Le tout est de plus particulièrement frais, un adjectif pour le moins inattendue (même pour une histoire se déroulant au pôle sud !) pour jeu ayant déjà connu des dizaines de suppléments depuis sa naissance. Car oui, Par delà les Montagnes, en plus de ses qualités intrinsèques évidentes (qualité des développements, PNJ variés et impeccablement écrits, rythme soutenu d’un bout à l’autre…) fait aussi l’exploit d’être plutôt original. Vous n’y trouverez pas d’oncle mort mystérieusement, c’est dire !

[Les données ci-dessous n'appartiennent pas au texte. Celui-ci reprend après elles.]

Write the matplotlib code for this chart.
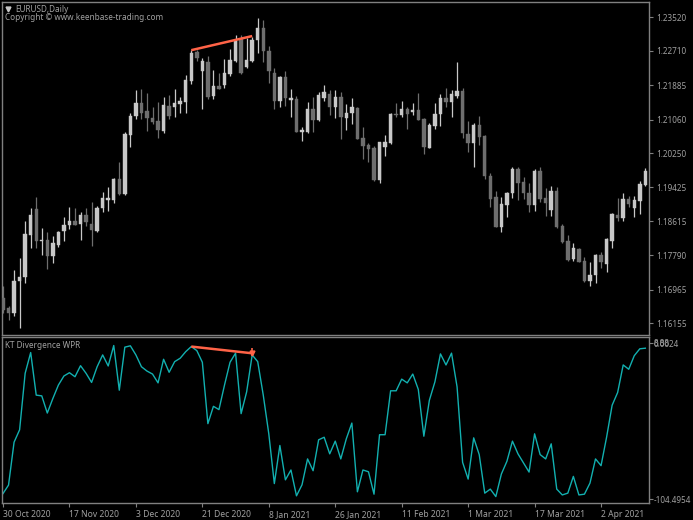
import numpy as np
import matplotlib
matplotlib.use("Agg")
import matplotlib.pyplot as plt
from matplotlib.transforms import ScaledTranslation

open_ = [1.1676,1.1652,1.1640,1.1717,1.1726,1.1828,1.1890,1.1813,1.1816,1.1777,1.1804,1.1837,1.1852,1.1861,1.1854,1.1876,1.1854,1.1837,1.1893,1.1912,
 1.1912,1.1963,1.1926,1.2069,1.2114,1.2146,1.2126,1.2110,1.2102,1.2078,1.2139,1.2136,1.2143,1.2148,1.2199,1.2269,1.2223,1.2245,1.2163,1.2187,
 1.2189,1.2216,1.2247,1.2300,1.2233,1.2247,1.2298,1.2327,1.2271,1.2218,1.2151,1.2208,1.2153,1.2155,1.2076,1.2076,1.2131,1.2105,1.2158,1.2167,
 1.2136,1.2160,1.2110,1.2122,1.2134,1.2061,1.2045,1.2037,1.1960,1.2040,1.2049,1.2119,1.2117,1.2131,1.2124,1.2129,1.2107,1.2037,1.2090,1.2119,
 1.2158,1.2148,1.2163,1.2175,1.2071,1.2049,1.2093,1.2066,1.1970,1.1919,1.1847,1.1900,1.1929,1.1987,1.1955,1.1929,1.1900,1.1982,1.1917,1.1888,
 1.1934,1.1849,1.1813,1.1770,1.1794,1.1765,1.1717,1.1731,1.1779,1.1758,1.1813,1.1876,1.1869,1.1914,1.1893,1.1910,1.1948]
high = [1.1705,1.1657,1.1743,1.1772,1.1861,1.1893,1.1919,1.1845,1.1835,1.1825,1.1837,1.1871,1.1895,1.1893,1.1883,1.1893,1.1907,1.1898,1.1931,1.1943,
 1.1965,1.2004,1.2076,1.2122,1.2177,1.2180,1.2170,1.2136,1.2148,1.2160,1.2165,1.2180,1.2160,1.2213,1.2273,1.2273,1.2254,1.2259,1.2225,1.2218,
 1.2252,1.2276,1.2310,1.2310,1.2302,1.2305,1.2351,1.2346,1.2283,1.2230,1.2211,1.2223,1.2180,1.2163,1.2088,1.2148,1.2160,1.2172,1.2189,1.2177,
 1.2177,1.2172,1.2143,1.2158,1.2136,1.2088,1.2049,1.2042,1.2052,1.2069,1.2122,1.2146,1.2151,1.2136,1.2146,1.2170,1.2110,1.2098,1.2146,1.2167,
 1.2182,1.2177,1.2245,1.2182,1.2102,1.2098,1.2114,1.2069,1.1977,1.1934,1.1919,1.1931,1.1992,1.1992,1.1967,1.1953,1.1987,1.1992,1.1941,1.1946,
 1.1943,1.1854,1.1828,1.1808,1.1796,1.1775,1.1763,1.1782,1.1787,1.1820,1.1881,1.1917,1.1929,1.1922,1.1922,1.1958,1.1989]
low = [1.1640,1.1623,1.1632,1.1604,1.1712,1.1796,1.1796,1.1779,1.1746,1.1760,1.1799,1.1813,1.1842,1.1852,1.1816,1.1849,1.1801,1.1835,1.1883,1.1885,
 1.1905,1.1924,1.1924,1.2040,1.2107,1.2107,1.2078,1.2095,1.2061,1.2073,1.2107,1.2112,1.2122,1.2122,1.2192,1.2247,1.2131,1.2155,1.2155,1.2180,
 1.2182,1.2211,1.2245,1.2216,1.2230,1.2245,1.2266,1.2245,1.2194,1.2131,1.2136,1.2139,1.2112,1.2076,1.2054,1.2073,1.2076,1.2102,1.2151,1.2117,
 1.2110,1.2059,1.2081,1.2095,1.2059,1.2011,1.2004,1.1958,1.1953,1.2018,1.2047,1.2112,1.2112,1.2083,1.2117,1.2105,1.2023,1.2037,1.2083,1.2090,
 1.2136,1.2112,1.2158,1.2061,1.2028,1.1992,1.2045,1.1963,1.1895,1.1847,1.1835,1.1871,1.1917,1.1912,1.1914,1.1883,1.1885,1.1907,1.1873,1.1873,
 1.1845,1.1808,1.1765,1.1765,1.1763,1.1714,1.1705,1.1712,1.1748,1.1738,1.1796,1.1861,1.1861,1.1895,1.1871,1.1878,1.1946]
close = [1.1647,1.1640,1.1717,1.1726,1.1830,1.1876,1.1813,1.1816,1.1777,1.1808,1.1835,1.1852,1.1861,1.1852,1.1876,1.1859,1.1840,1.1893,1.1917,1.1917,
 1.1963,1.1926,1.2071,1.2114,1.2146,1.2122,1.2110,1.2100,1.2081,1.2141,1.2114,1.2146,1.2151,1.2201,1.2266,1.2254,1.2247,1.2160,1.2187,1.2180,
 1.2218,1.2249,1.2295,1.2218,1.2249,1.2298,1.2327,1.2271,1.2223,1.2151,1.2208,1.2158,1.2158,1.2076,1.2081,1.2131,1.2105,1.2165,1.2172,1.2136,
 1.2160,1.2112,1.2122,1.2136,1.2059,1.2042,1.2035,1.1960,1.2052,1.2052,1.2119,1.2117,1.2131,1.2119,1.2129,1.2105,1.2040,1.2093,1.2119,1.2158,
 1.2148,1.2167,1.2175,1.2073,1.2049,1.2093,1.2064,1.1970,1.1914,1.1847,1.1902,1.1929,1.1987,1.1953,1.1929,1.1900,1.1982,1.1914,1.1905,1.1934,
 1.1847,1.1811,1.1767,1.1796,1.1763,1.1717,1.1731,1.1779,1.1763,1.1818,1.1878,1.1869,1.1914,1.1902,1.1912,1.1951,1.1982]

wpr = [-100.7,-95.0,-66.3,-58.0,-20.2,-6.3,-34.8,-35.3,-46.8,-37.1,-28.1,-22.0,-19.8,-22.5,-15.1,-20.2,-26.3,-15.8,-7.9,-15.3,
 -1.6,-31.5,-2.7,-1.8,-7.9,-15.8,-18.7,-20.7,-26.6,-10.8,-19.5,-12.4,-10.1,-5.7,-2.3,-5.0,-12.8,-53.9,-42.3,-44.5,
 -28.1,-12.8,-6.7,-47.2,-32.6,-7.9,-12.4,-34.8,-60.7,-94.0,-68.5,-91.5,-84.9,-102.2,-94.8,-77.5,-85.4,-64.7,-63.0,-74.1,
 -65.6,-77.5,-64.0,-53.5,-99.5,-84.9,-86.1,-101.1,-61.3,-61.3,-31.9,-31.9,-24.1,-26.6,-20.7,-31.0,-62.3,-38.2,-25.9,-7.2,
 -14.6,-6.7,-29.3,-79.8,-91.0,-63.4,-74.6,-100.4,-97.7,-102.7,-87.6,-79.1,-65.6,-74.1,-80.2,-86.3,-60.7,-74.6,-77.5,-67.4,
 -97.7,-101.6,-100.4,-89.2,-101.6,-101.1,-93.7,-77.5,-82.0,-63.0,-41.6,-33.0,-14.6,-17.5,-8.4,-3.8,-3.4]

date_labels = ["30 Oct 2020","17 Nov 2020","3 Dec 2020","21 Dec 2020","8 Jan 2021","26 Jan 2021",
               "11 Feb 2021","1 Mar 2021","17 Mar 2021","2 Apr 2021"]
date_index = [0,12,24,36,48,60,72,84,96,108]
price_ticks = [1.23520,1.22710,1.21885,1.21060,1.20250,1.19425,1.18615,1.17790,1.16965,1.16155]

div_bars = [34,45]
div_price = [1.2273,1.2307]
div_wpr = [-2.3,-6.8]

W, H = 693, 520
BG = "#000000"; FRAME = "#808080"; TXT = "#a0a0a0"
UP = "#c8c8c8"; DOWN = "#6e6e6e"; RED = "#ff6347"; LINE = "#12b0b0"
plt.rcParams["font.family"] = ["Noto Sans", "DejaVu Sans"]
FS_HEAD = 5.9; FS_X = 6.15; FS_Y = 5.85

fig = plt.figure(figsize=(W/100, H/100), dpi=100, facecolor=BG)
def mk(top, bottom):
    return fig.add_axes([2/W, 1-bottom/H, (649-2)/W, (bottom-top)/H], facecolor=BG)
ax = mk(2, 335)
sub = mk(337, 503)

x = np.arange(len(close))
o, h, l, c = map(np.array, (open_, high, low, close))
up = c >= o
for mask, col in ((up, UP), (~up, DOWN)):
    ax.vlines(x[mask], l[mask], h[mask], color=col, lw=0.9, zorder=2)
    ax.bar(x[mask], np.maximum(np.abs(c-o)[mask], 0.0003), bottom=np.minimum(o, c)[mask],
           width=0.62, color=col, edgecolor=col, lw=0.3, zorder=3)
ax.plot(div_bars, div_price, color=RED, lw=1.8, zorder=4, solid_capstyle="butt")

xlim = (-0.18, 116.66)
ax.set_xlim(xlim); sub.set_xlim(xlim)
ax.set_ylim(1.1587, 1.2389)
sub.set_ylim(-107.0, 4.1)

sub.plot(x, wpr, color=LINE, lw=1.0, zorder=2)
sub.plot(div_bars, div_wpr, color=RED, lw=1.8, zorder=4, solid_capstyle="butt")
sub.plot([div_bars[1]], [div_wpr[1]], marker="v", ms=3.5, color=RED, zorder=5)
sub.vlines(div_bars[1], div_wpr[1]-1.8, div_wpr[1]+3.6, color=RED, lw=1.2, zorder=5)

for a in (ax, sub):
    for s in a.spines.values():
        s.set_color(FRAME); s.set_linewidth(1.0)
    a.tick_params(colors=TXT, color=FRAME, length=3, width=0.8, pad=2)
    a.yaxis.tick_right()
    a.tick_params(axis="y", labelsize=FS_Y)
ax.set_xticks([])
ax.set_yticks(price_ticks)
ax.set_yticklabels([f"{v:.5f}" for v in price_ticks])
sub.set_yticks([0.0, -104.4954])
sub.set_yticklabels(["0.0024", "-104.4954"])
shift = ScaledTranslation(-2.2/100, 0, fig.dpi_scale_trans)
for lab in sub.get_yticklabels():
    lab.set_transform(lab.get_transform() + shift)
sub.annotate("8.88", xy=(1.0, 0.0), xycoords=sub.get_yaxis_transform(), xytext=(3, 0),
             textcoords="offset points", color=TXT, fontsize=FS_Y, va="center", ha="left")
sub.set_xticks(date_index)
sub.set_xticklabels(date_labels, ha="left")
sub.tick_params(axis="x", pad=2, labelsize=FS_X)

fig.text(15/W, 1-9/H, "EURUSD,Daily", color=TXT, fontsize=FS_HEAD, va="center")
fig.text(5/W, 1-18/H, "Copyright © www.keenbase-trading.com", color=TXT, fontsize=FS_HEAD, va="center")
fig.text(5/W, 1-345/H, "KT Divergence WPR", color=TXT, fontsize=FS_HEAD, va="center")
ax.plot([7.5/W], [1-8.5/H], marker="v", ms=3.5, color="#c8c8c8", transform=fig.transFigure, clip_on=False, zorder=6)

fig.savefig("out.png", dpi=100, facecolor=BG)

Un mot enfin sur sa jouabilité. Il est régulièrement écrit qu’on ne se lance pas dans une telle campagne sans un certain travail de la part du MJ. Dans l’absolu, c’est vrai. Mais rapporté à l’immensité de celle-ci, l’investissement requis à sa préparation est finalement plutôt faible. L’une des principales raisons tient dans le découpage de l’ouvrage. Les scénarios, répartis en 5 livres, n’occupent en effet "que" la moitié du supplément – soit plus de 300 pages tout de même, pour ceux qui n’auraient pas suivis. L’autre moitié est constituée d’aides de jeux variées et complètes : explication détaillée du contexte, longue présentation de l’antarctique et de la logistique (matériel, véhicules, santé…) des expéditions sur ce continent en général et de celle des PJ en particulier, recueil des principaux PNJ… L’unique bémol de ce côté, si vraiment il en fallait un, concerne l’absence de la grande carte de l’antarctique présente dans la VO. Arriver à un tel pinaillage pour trouver des défauts, c’est bien la preuve d’une indéniable réussite.
Il faudra donc certes des joueurs motivés pour aborder ce monstre, eu égard à sa durée. Mais, qualité qui achève d’en faire un chef d’oeuvre, il reste largement jouable, plus que les Masques de Nyarlathotep ou les Rejetons d’Azatoth, tout en étant bien plus intéressant que Terreur sur l’Orient Express. Chef d’oeuvre, qu’on vous dit!